[ブリュッセル 17日 ロイター] - 17─18日に開催される欧州連合(EU)首脳会議(サミット)では、中東情勢や域内予算など喫緊の課題が数多くある中、今月末に期限が迫る英国のEU離脱を巡る合意に向けた詰めの調整が焦点となる。
英国とEUが合意にこぎ着け、19日に特別に開かれる英国議会で承認された場合、今回がジョンソン英首相が出席する最初で最後のEUサミットとなる。
トゥスクEU大統領は16日、「合意の基本的な土台は準備が整った。理論上は明日、合意を承認することができる」と述べた。
当局者によると、ブリュッセルで行われた一連の協議で、双方の溝はほぼすべて埋まったという。
ただ、英議会ではアイルランド国境問題での譲歩を巡り懸念が出ており、ジョンソン氏は合意案の承認に必要な支持を得るのに苦戦している。
議会の承認が得られない場合、離脱期限を再び延期せざるを得なくなるのは、ほぼ確実だ。
<その他の議題>
EU首脳は、トルコによるクルド人勢力攻撃によって悪化しているシリア情勢についても議論する。

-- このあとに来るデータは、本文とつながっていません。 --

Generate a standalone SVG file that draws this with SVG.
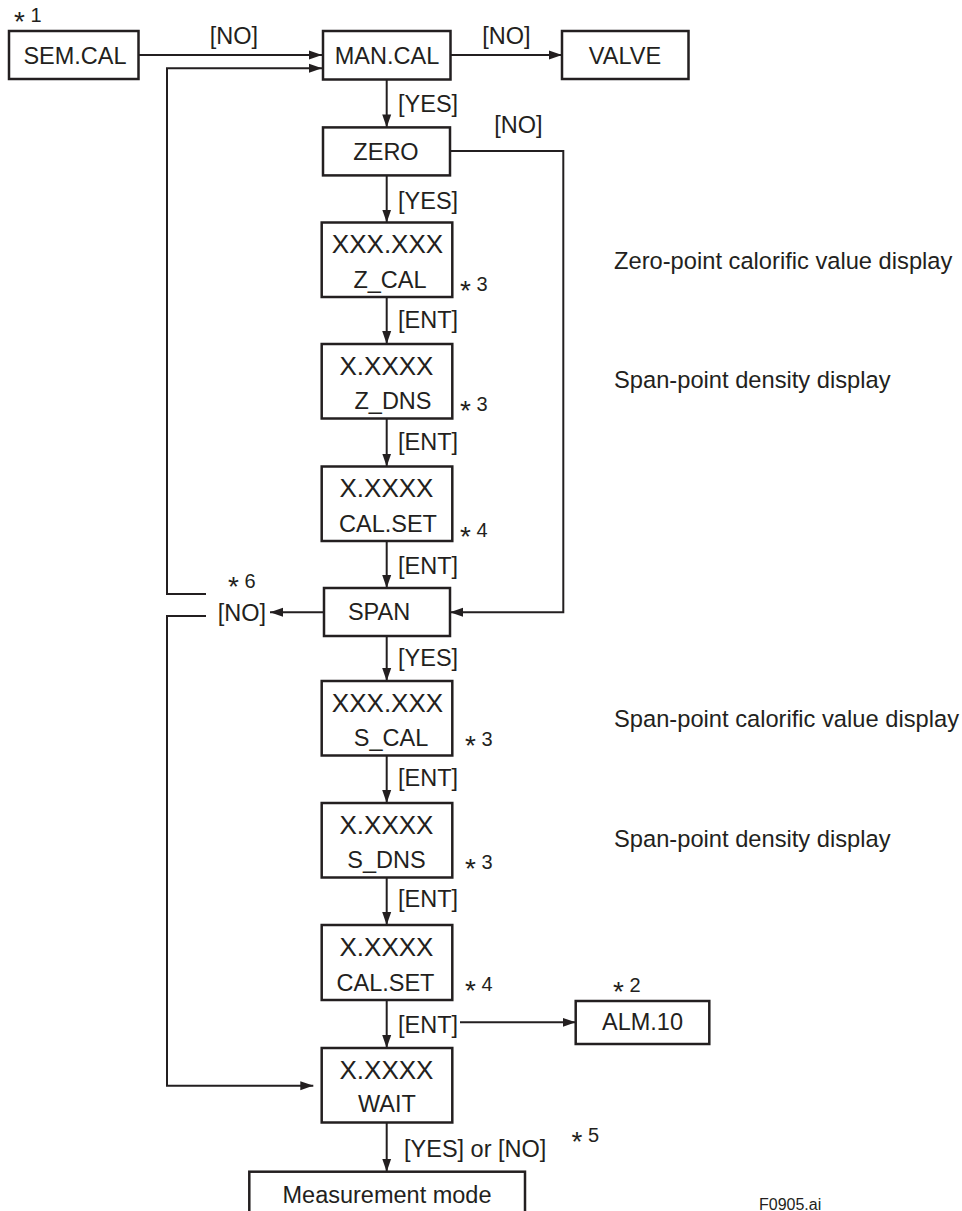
<svg xmlns="http://www.w3.org/2000/svg" width="962" height="1211" viewBox="0 0 962 1211">
<style>
.box{fill:#fff;stroke:#231f20;stroke-width:2.5}
.ln{fill:none;stroke:#231f20;stroke-width:2}
.ar{marker-end:url(#ah)}
text{font-family:"Liberation Sans",Arial,sans-serif;font-size:23.5px;fill:#231f20}
.c{text-anchor:middle}
.big{font-size:26px}
.fn{font-size:20px}
.st{font-size:28px}
.note{font-size:23.7px}
.small{font-size:16px}
</style>
<defs>
<marker id="ah" markerUnits="userSpaceOnUse" markerWidth="13" markerHeight="10" refX="13" refY="5" orient="auto">
<path d="M0,0.5 L13,5 L0,9.5 z" fill="#231f20"/>
</marker>
</defs>
<rect width="962" height="1211" fill="#fff"/>
<g id="connectors">
<path class="ln ar" d="M139,55 H322"/>
<path class="ln ar" d="M451,55 H562"/>
<path class="ln ar" d="M386.7,79.5 V127.4"/>
<path class="ln ar" d="M386.7,175.3 V222.5"/>
<path class="ln ar" d="M386.7,297 V344"/>
<path class="ln ar" d="M386.7,418.5 V466.5"/>
<path class="ln ar" d="M386.7,541 V588"/>
<path class="ln ar" d="M450,151 H563.3 V612.3 H450"/>
<path class="ln ar" d="M324,612.3 H270"/>
<path class="ln ar" d="M206,594 H167 V68.3 H322"/>
<path class="ln ar" d="M206,616 H167 V1085.7 H313.3"/>
<path class="ln ar" d="M386.7,636 V681"/>
<path class="ln ar" d="M386.7,755.5 V803"/>
<path class="ln ar" d="M386.7,877.5 V925"/>
<path class="ln ar" d="M386.7,1000 V1048"/>
<path class="ln ar" d="M460,1022.3 H575.7"/>
<path class="ln ar" d="M386.7,1122.5 V1171.7"/>
</g>
<g id="labels">
<text x="234" y="44" class="c">[NO]</text>
<text x="506.5" y="44" class="c">[NO]</text>
<text x="398" y="112">[YES]</text>
<text x="518.5" y="133" class="c">[NO]</text>
<text x="398" y="209">[YES]</text>
<text x="398" y="328">[ENT]</text>
<text x="398" y="450">[ENT]</text>
<text x="398" y="574">[ENT]</text>
<text x="242" y="621" class="c">[NO]</text>
<text x="398" y="666">[YES]</text>
<text x="398" y="786">[ENT]</text>
<text x="398" y="907">[ENT]</text>
<text x="398" y="1033">[ENT]</text>
<text x="404" y="1157">[YES] or [NO]</text>
</g>
<g id="footnotes">
<text x="14" y="22" class="fn"><tspan class="st" dy="9">*</tspan><tspan dy="-9"> 1</tspan></text>
<text x="460" y="291" class="fn"><tspan class="st" dy="9">*</tspan><tspan dy="-9"> 3</tspan></text>
<text x="460" y="411" class="fn"><tspan class="st" dy="9">*</tspan><tspan dy="-9"> 3</tspan></text>
<text x="460" y="537" class="fn"><tspan class="st" dy="9">*</tspan><tspan dy="-9"> 4</tspan></text>
<text x="228" y="588" class="fn"><tspan class="st" dy="8">*</tspan><tspan dy="-8"> 6</tspan></text>
<text x="465" y="745.5" class="fn"><tspan class="st" dy="9">*</tspan><tspan dy="-9"> 3</tspan></text>
<text x="465" y="869" class="fn"><tspan class="st" dy="9">*</tspan><tspan dy="-9"> 3</tspan></text>
<text x="465" y="991" class="fn"><tspan class="st" dy="9">*</tspan><tspan dy="-9"> 4</tspan></text>
<text x="613" y="992" class="fn"><tspan class="st" dy="9">*</tspan><tspan dy="-9"> 2</tspan></text>
<text x="571.5" y="1141.5" class="fn"><tspan class="st" dy="9">*</tspan><tspan dy="-9"> 5</tspan></text>
</g>
<g id="notes">
<text x="614" y="268.5" class="note">Zero-point calorific value display</text>
<text x="614" y="388" class="note">Span-point density display</text>
<text x="614" y="727" class="note">Span-point calorific value display</text>
<text x="614" y="846.5" class="note">Span-point density display</text>
<text x="759" y="1210" class="small">F0905.ai</text>
</g>
<g id="sem-cal"><rect class="box" x="9" y="31" width="129.5" height="48"/><text x="75" y="63.5" class="c">SEM.CAL</text></g>
<g id="man-cal"><rect class="box" x="323" y="31" width="127.5" height="48.5"/><text x="387" y="63.5" class="c">MAN.CAL</text></g>
<g id="valve"><rect class="box" x="562" y="31" width="126.5" height="48"/><text x="625" y="63.5" class="c">VALVE</text></g>
<g id="zero"><rect class="box" x="323" y="127.4" width="127" height="48"/><text x="386" y="159.5" class="c">ZERO</text></g>
<g id="z-cal"><rect class="box" x="321.7" y="222.5" width="130.6" height="74.5"/><text x="387.5" y="253" class="c big">XXX.XXX</text><text x="390" y="287.5" class="c">Z_CAL</text></g>
<g id="z-dns"><rect class="box" x="321.7" y="344" width="130.6" height="74.5"/><text x="386.5" y="374.5" class="c big">X.XXXX</text><text x="393" y="409" class="c">Z_DNS</text></g>
<g id="cal-set-1"><rect class="box" x="321.7" y="466.5" width="130.6" height="74.5"/><text x="386.5" y="497" class="c big">X.XXXX</text><text x="388" y="531.5" class="c">CAL.SET</text></g>
<g id="span"><rect class="box" x="324" y="588" width="126" height="48"/><text x="379" y="620" class="c">SPAN</text></g>
<g id="s-cal"><rect class="box" x="321.7" y="681" width="130.6" height="74.5"/><text x="387.5" y="711.5" class="c big">XXX.XXX</text><text x="391" y="746" class="c">S_CAL</text></g>
<g id="s-dns"><rect class="box" x="321.7" y="803" width="130.6" height="74.5"/><text x="386.5" y="833.5" class="c big">X.XXXX</text><text x="386.5" y="868" class="c">S_DNS</text></g>
<g id="cal-set-2"><rect class="box" x="321.7" y="925" width="130.6" height="75"/><text x="386.5" y="955.5" class="c big">X.XXXX</text><text x="385.5" y="990.5" class="c">CAL.SET</text></g>
<g id="wait"><rect class="box" x="321.7" y="1048" width="130.6" height="74.5"/><text x="386.5" y="1078.5" class="c big">X.XXXX</text><text x="387" y="1112" class="c">WAIT</text></g>
<g id="alm-10"><rect class="box" x="575.7" y="1001" width="133.6" height="43"/><text x="642.5" y="1030" class="c">ALM.10</text></g>
<g id="measurement-mode"><rect class="box" x="249.3" y="1171.7" width="275.7" height="60"/><text x="387" y="1203" class="c">Measurement mode</text></g>
</svg>
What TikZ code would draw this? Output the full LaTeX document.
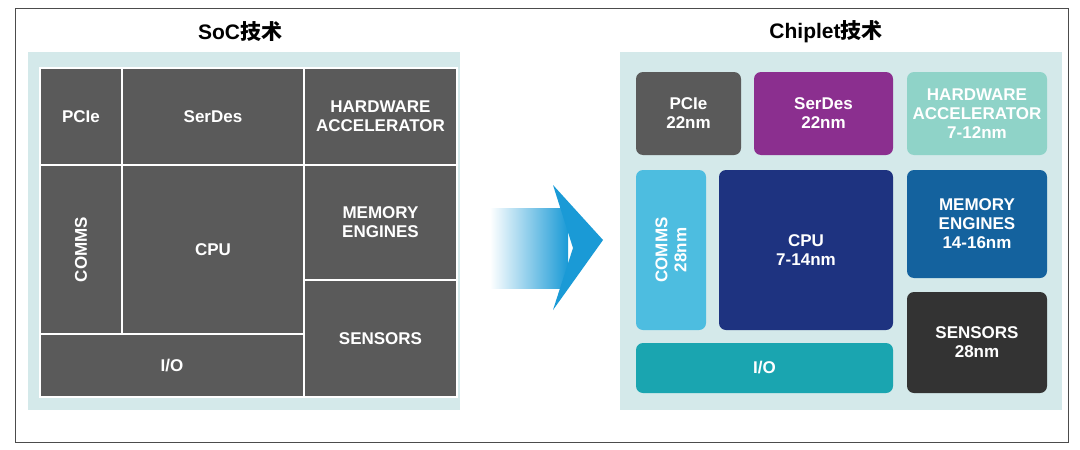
\documentclass[tikz,border=0pt]{standalone}
\usepackage{fontspec}
\setmainfont{Liberation Sans}
\newfontfamily\cjk{Noto Sans CJK SC}
\begin{document}
\begin{tikzpicture}[x=1pt,y=-1pt,
 blk/.style={draw=white,line width=2.5pt,fill=sgray,text=white,font=\bfseries\fontsize{17}{19}\selectfont,align=center,inner sep=0pt},
 cblk/.style={rounded corners=7pt,text=white,font=\bfseries\fontsize{17}{19}\selectfont,align=center,inner sep=0pt},
 ttl/.style={font=\bfseries\fontsize{21}{24}\selectfont}]
\definecolor{sgray}{HTML}{5A5A5A}
\definecolor{panel}{HTML}{D4E9EA}
\definecolor{purp}{HTML}{8B2F8F}
\definecolor{lteal}{HTML}{8FD3C8}
\definecolor{lblue}{HTML}{4DBDE0}
\definecolor{navy}{HTML}{1E3380}
\definecolor{mblue}{HTML}{14629E}
\definecolor{dgray}{HTML}{333333}
\definecolor{teal}{HTML}{1AA5B0}
\definecolor{arrb}{HTML}{1A9AD6}
\useasboundingbox (0,0) rectangle (1080,450);
\fill[white] (0,0) rectangle (1080,450);
\draw[line width=1pt,black!70] (15,8) rectangle (1068,442);
% left
\node[ttl] (t1) at (240,32) {SoC{\cjk 技术}};
\fill[panel] (28,52) rectangle (460,410);
\draw[blk] (40,68) rectangle node (lpcie) {PCIe} (122,165);
\draw[blk] (122,68) rectangle node (lser) {SerDes} (304,165);
\draw[blk] (304,68) rectangle node (lha) {HARDWARE\\ACCELERATOR} (457,165);
\draw[blk] (40,165) rectangle node[rotate=90] (lcom) {COMMS} (122,334);
\draw[blk] (122,165) rectangle node (lcpu) {CPU} (304,334);
\draw[blk] (304,165) rectangle node (lmem) {MEMORY\\ENGINES} (457,280);
\draw[blk] (304,280) rectangle node (lsen) {SENSORS} (457,397);
\draw[blk] (40,334) rectangle node (lio) {I/O} (304,397);
% arrow
\shade[left color=white,right color=arrb] (490,208) rectangle (568,288);
\fill[arrb] (553,185) -- (603,240) -- (553,310) -- (573,248) -- cycle;
% right
\node[ttl] (t2) at (826,32) {Chiplet{\cjk 技术}};
\fill[panel] (620,52) rectangle (1062,410);
\fill[sgray,cblk] (636,72) rectangle node (rpcie) {PCIe\\22nm} (741,155);
\fill[purp,cblk] (754,72) rectangle node (rser) {SerDes\\22nm} (893,155);
\fill[lteal,cblk] (907,72) rectangle node (rha) {HARDWARE\\ACCELERATOR\\7-12nm} (1047,155);
\fill[lblue,cblk] (636,170) rectangle node[rotate=90] (rcom) {COMMS\\28nm} (706,330);
\fill[navy,cblk] (719,170) rectangle node (rcpu) {CPU\\7-14nm} (893,330);
\fill[mblue,cblk] (907,170) rectangle node (rmem) {MEMORY\\ENGINES\\14-16nm} (1047,278);
\fill[dgray,cblk] (907,292) rectangle node (rsen) {SENSORS\\28nm} (1047,393);
\fill[teal,cblk] (636,343) rectangle node (rio) {I/O} (893,393);
\end{tikzpicture}
\end{document}
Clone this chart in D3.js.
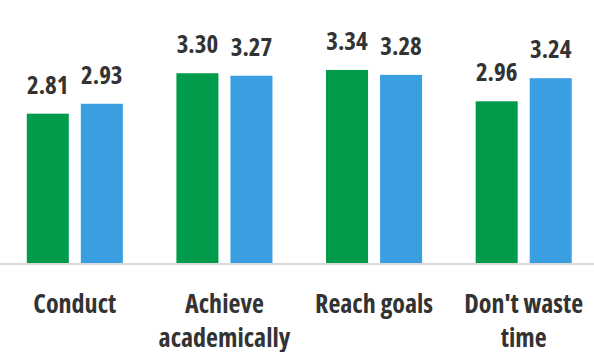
<!DOCTYPE html>
<html>
<head>
<meta charset="utf-8">
<script src="https://cdn.jsdelivr.net/npm/d3@7"></script>
<style>
  html, body { margin: 0; padding: 0; background: #fff; }
  svg text { font-family: "Open Sans", "DejaVu Sans Condensed", sans-serif; font-stretch: condensed; font-weight: 700; fill: #333; }
</style>
</head>
<body>
<svg id="chart" width="594" height="352"></svg>
<script>
// Mean ratings per category for the two groups
const categories = ["Conduct", "Achieve academically", "Reach goals", "Don't waste time"];
const seriesNames = ["Group A", "Group B"];
const groupA = [2.81, 3.30, 3.34, 2.96];
const groupB = [2.93, 3.27, 3.28, 3.24];
const seriesColors = ["#009b4b", "#3a9fe0"];

const W = 594, H = 352;
const baseY = 263, topY = 15.5;

const svg = d3.select("#chart");

const x = d3.scaleBand()
  .domain(categories)
  .range([0, 598.5])
  .paddingInner(0.358)
  .paddingOuter(0.179);

const xInner = d3.scaleBand()
  .domain(seriesNames)
  .range([0, x.bandwidth()])
  .paddingInner(0.2222)
  .paddingOuter(0);

const y = d3.scaleLinear().domain([1, 4]).range([baseY, topY]);

const rows = categories.map((c, i) => ({
  cat: c,
  vals: [groupA[i], groupB[i]].map((v, j) => ({ key: seriesNames[j], v, color: seriesColors[j] }))
}));

const groups = svg.selectAll("g.grp").data(rows).join("g")
  .attr("class", "grp")
  .attr("transform", d => `translate(${x(d.cat)},0)`);

groups.selectAll("rect").data(d => d.vals).join("rect")
  .attr("x", d => xInner(d.key))
  .attr("width", xInner.bandwidth())
  .attr("y", d => y(d.v))
  .attr("height", d => y(1) - y(d.v))
  .attr("fill", d => d.color);

groups.selectAll("text.val").data(d => d.vals).join("text")
  .attr("class", "val")
  .attr("x", d => xInner(d.key) + xInner.bandwidth() / 2)
  .attr("y", d => y(d.v) - 20)
  .attr("text-anchor", "middle")
  .style("font-size", "25px")
  .text(d => d.v.toFixed(2));

// baseline
svg.append("line")
  .attr("x1", 0).attr("x2", W)
  .attr("y1", baseY + 1).attr("y2", baseY + 1)
  .attr("stroke", "#d9d9d9").attr("stroke-width", 2);

// category labels, wrapped to a max width
const xAxis = svg.append("g").attr("transform", `translate(0,${baseY})`)
  .call(d3.axisBottom(x).tickSize(0).tickPadding(0));
xAxis.select(".domain").remove();
xAxis.attr("font-family", null).attr("font-size", null);
xAxis.selectAll(".tick text")
  .attr("y", 50)
  .attr("dy", 0)
  .style("font-size", "26px")
  .style("fill", "#333")
  .each(function(d) {
    const t = d3.select(this);
    const words = d.split(" ");
    t.text(null);
    let line = [];
    let tspan = t.append("tspan").attr("x", 0).attr("dy", 0);
    words.forEach(w => {
      line.push(w);
      tspan.text(line.join(" "));
      if (tspan.node().getComputedTextLength() > 145 && line.length > 1) {
        line.pop();
        tspan.text(line.join(" "));
        line = [w];
        tspan = t.append("tspan").attr("x", 0).attr("dy", 34).text(w);
      }
    });
  });
</script>
</body>
</html>
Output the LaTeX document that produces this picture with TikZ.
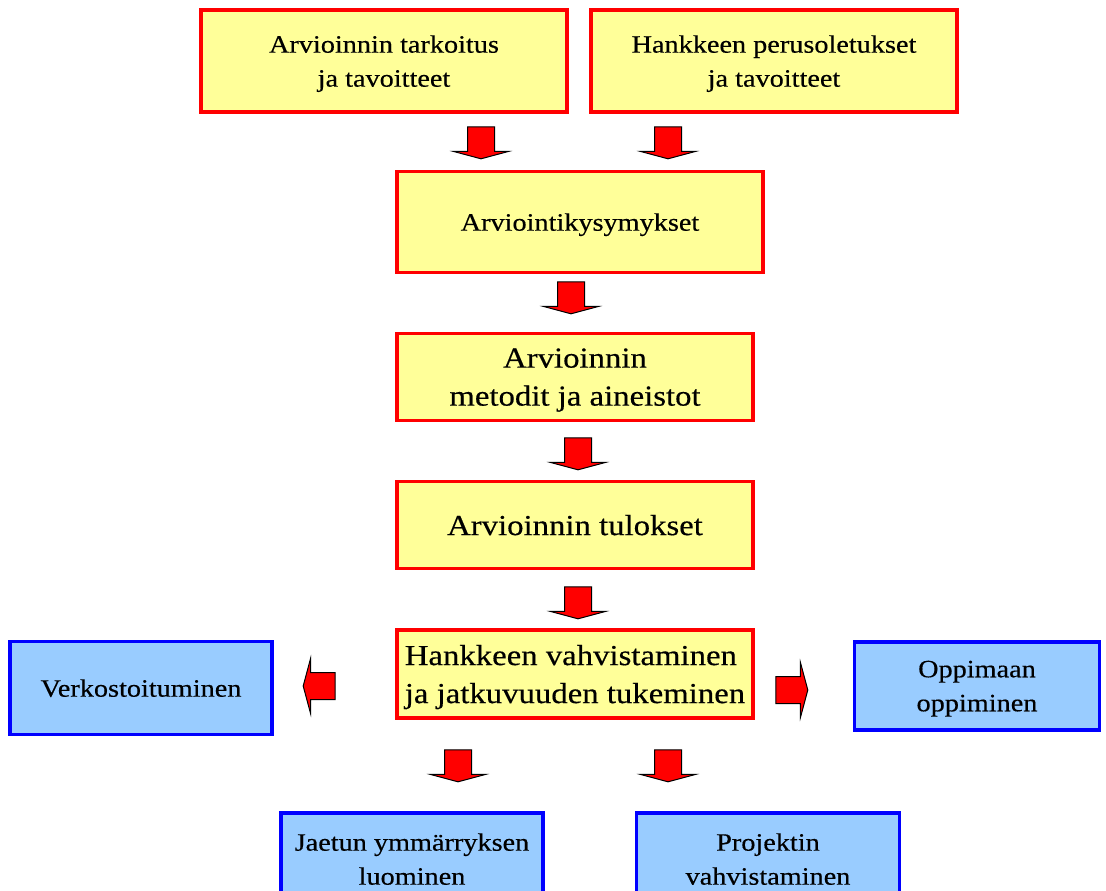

EUは14日の外相理事会で、トルコへの武器輸出を制限することで合意したが、域内全体での禁輸措置に踏み切ることは避けた。
首脳会議では、アルバニアと北マケドニアのEU加盟交渉入りを巡る見解の相違も浮き彫りになる見通しだ。
フランスは反対姿勢で、英国の離脱問題や、中国の台頭、ロシアによる安全保障上の脅威など、EUはすでに数多くの課題に直面しており、1990年代の戦争の傷跡を抱え、犯罪や汚職がまん延するバルカン半島に位置する両国を受け入れるべきではないとの考えだ。
2021─27年の長期的なEU予算となる「多年次財政枠組み(MFF)」も、主要議題となる。最大の課題は、英国離脱による不足分をどうやって穴埋めするかだ。
加盟国間では、拠出比率について合意が成立していない。一部の加盟国が拠出金を減免されてきた「リベート」と呼ばれる慣行を廃止する案もあり、合意形成をより難しくしている。